For statistical copolymers, DPw uses an averaged repeating unit mass. For block copolymers, however, you might calculate DPw separately for each block and then consider the sum, particularly when block lengths influence microphase separation. For example, a styrene-butadiene-styrene triblock might have DPw,PS = 100 and DPw,PB = 250. Microphase domain size predictions require these inputs. Additionally, crosslinking reactions can effectively freeze DPw while introducing network structures that skew interpretations. Instead of DPw, network theories might rely on crosslink density, but initial DPw still affects how the network is formed and its ultimate toughness.

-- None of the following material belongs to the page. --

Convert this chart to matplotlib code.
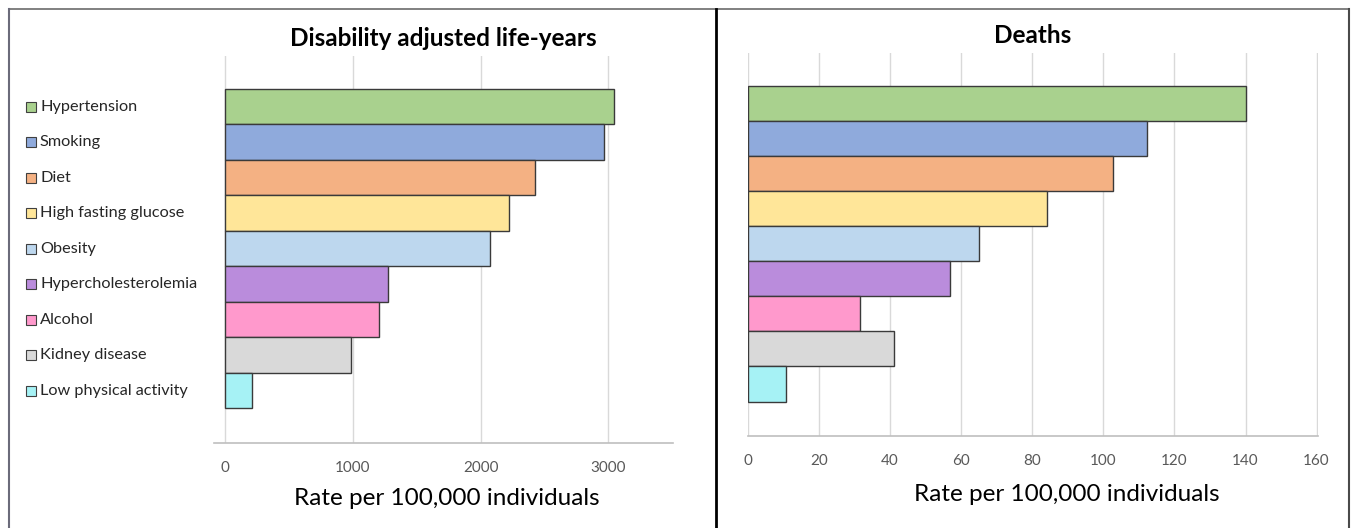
import matplotlib.pyplot as plt
from matplotlib.lines import Line2D
import matplotlib.transforms as mtransforms
import numpy as np

plt.rcParams['font.family'] = ['Lato', 'DejaVu Sans']

factors = ['Hypertension', 'Smoking', 'Diet', 'High fasting glucose', 'Obesity',
           'Hypercholesterolemia', 'Alcohol', 'Kidney disease', 'Low physical activity']
daly = [3045, 2965, 2430, 2220, 2075, 1275, 1205, 985, 205]
deaths = [140.2, 112.4, 102.8, 84.0, 65.0, 56.9, 31.5, 41.0, 10.7]
colors = ['#A9D18E', '#8FAADC', '#F4B183', '#FFE699', '#BDD7EE',
          '#BA8CDC', '#FF99CC', '#D9D9D9', '#A6F2F5']

daly_ticks = [0, 1000, 2000, 3000]
death_ticks = [0, 20, 40, 60, 80, 100, 120, 140, 160]

fig = plt.figure(figsize=(13.52, 5.28), dpi=100)
W, H = 1352, 528

ax1 = fig.add_axes([214 / W, 1 - 443 / H, (673 - 214) / W, (443 - 56) / H])
ax2 = fig.add_axes([748 / W, 1 - 436 / H, (1318 - 748) / W, (436 - 53) / H])

ypos = np.arange(len(factors))[::-1]


def style_axis(ax, values, ticks, xlim, title, label_x, label_y):
    ax.barh(ypos, values, height=1.0, color=colors, edgecolor='#3a3a3a',
            linewidth=1.0, zorder=3)
    ax.set_xlim(*xlim)
    ax.set_ylim(-1.48, len(factors) - 0.5 + 0.93)
    ax.set_xticks(ticks)
    ax.set_yticks([])
    ax.grid(axis='x', color='#D9D9D9', linewidth=1.0, zorder=0)
    for s in ['top', 'right', 'left']:
        ax.spines[s].set_visible(False)
    ax.spines['bottom'].set_color('#BFBFBF')
    ax.spines['bottom'].set_linewidth(1.2)
    ax.tick_params(axis='x', length=0, pad=13, labelsize=11, labelcolor='#595959')
    ax.set_title(title, fontsize=17.5, fontweight='bold', pad=7)
    ax.set_xlabel('Rate per 100,000 individuals', fontsize=17.5)
    ax.xaxis.set_label_coords(label_x, label_y)


style_axis(ax1, daly, daly_ticks, (-89, 3508), 'Disability adjusted life-years', 0.508, -0.115)
style_axis(ax2, deaths, death_ticks, (0, 160.4), 'Deaths', 0.56, -0.125)

# legend as labels aligned with bars
trans = mtransforms.blended_transform_factory(fig.transFigure, ax1.transData)
for y, name, c in zip(ypos, factors, colors):
    ax1.plot([31 / W], [y], marker='s', markersize=7.5, markerfacecolor=c,
             markeredgecolor='#404040', markeredgewidth=0.8, transform=trans,
             clip_on=False, linestyle='none')
    ax1.text(40 / W, y, name, transform=trans, fontsize=11.7, va='center', ha='left',
             color='#262626')

# panel borders
fig.add_artist(Line2D([8.5 / W, 1349 / W], [1 - 8.5 / H, 1 - 8.5 / H], color='#6b6b6b', lw=1.2))
fig.add_artist(Line2D([8.5 / W, 8.5 / W], [0, 1 - 8.5 / H], color='#6b6b7a', lw=1.5))
fig.add_artist(Line2D([1349 / W, 1349 / W], [0, 1 - 8.5 / H], color='#4a4a4a', lw=1.5))
fig.add_artist(Line2D([715.5 / W, 715.5 / W], [0, 1 - 8.5 / H], color='black', lw=2))

fig.savefig('out.png', dpi=100)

The calculator can also help analyze degradation pathways. By inputting molecular weight distributions before and after UV exposure, you can quantify the rate at which DPw decreases. Plotting DPw over time reveals whether degradation follows first-order kinetics, enabling predictive maintenance schedules for polymer-based structures exposed to sunlight.

Conclusion

Calculating the weight average degree of polymerization turns raw analytical data into actionable engineering intelligence. Whether you aim to optimize extrusion throughput, tune the mechanical resilience of fibers, or ensure regulatory compliance, DPw is a foundational metric. By leveraging precise inputs, normalization protocols, and visualization tools such as the calculator above, polymer scientists and process engineers gain a nuanced understanding of how molecular architecture governs macroscopic behavior. Continual monitoring and interpretation of DPw empower faster iterations, reduced waste, and higher-performing materials across industries.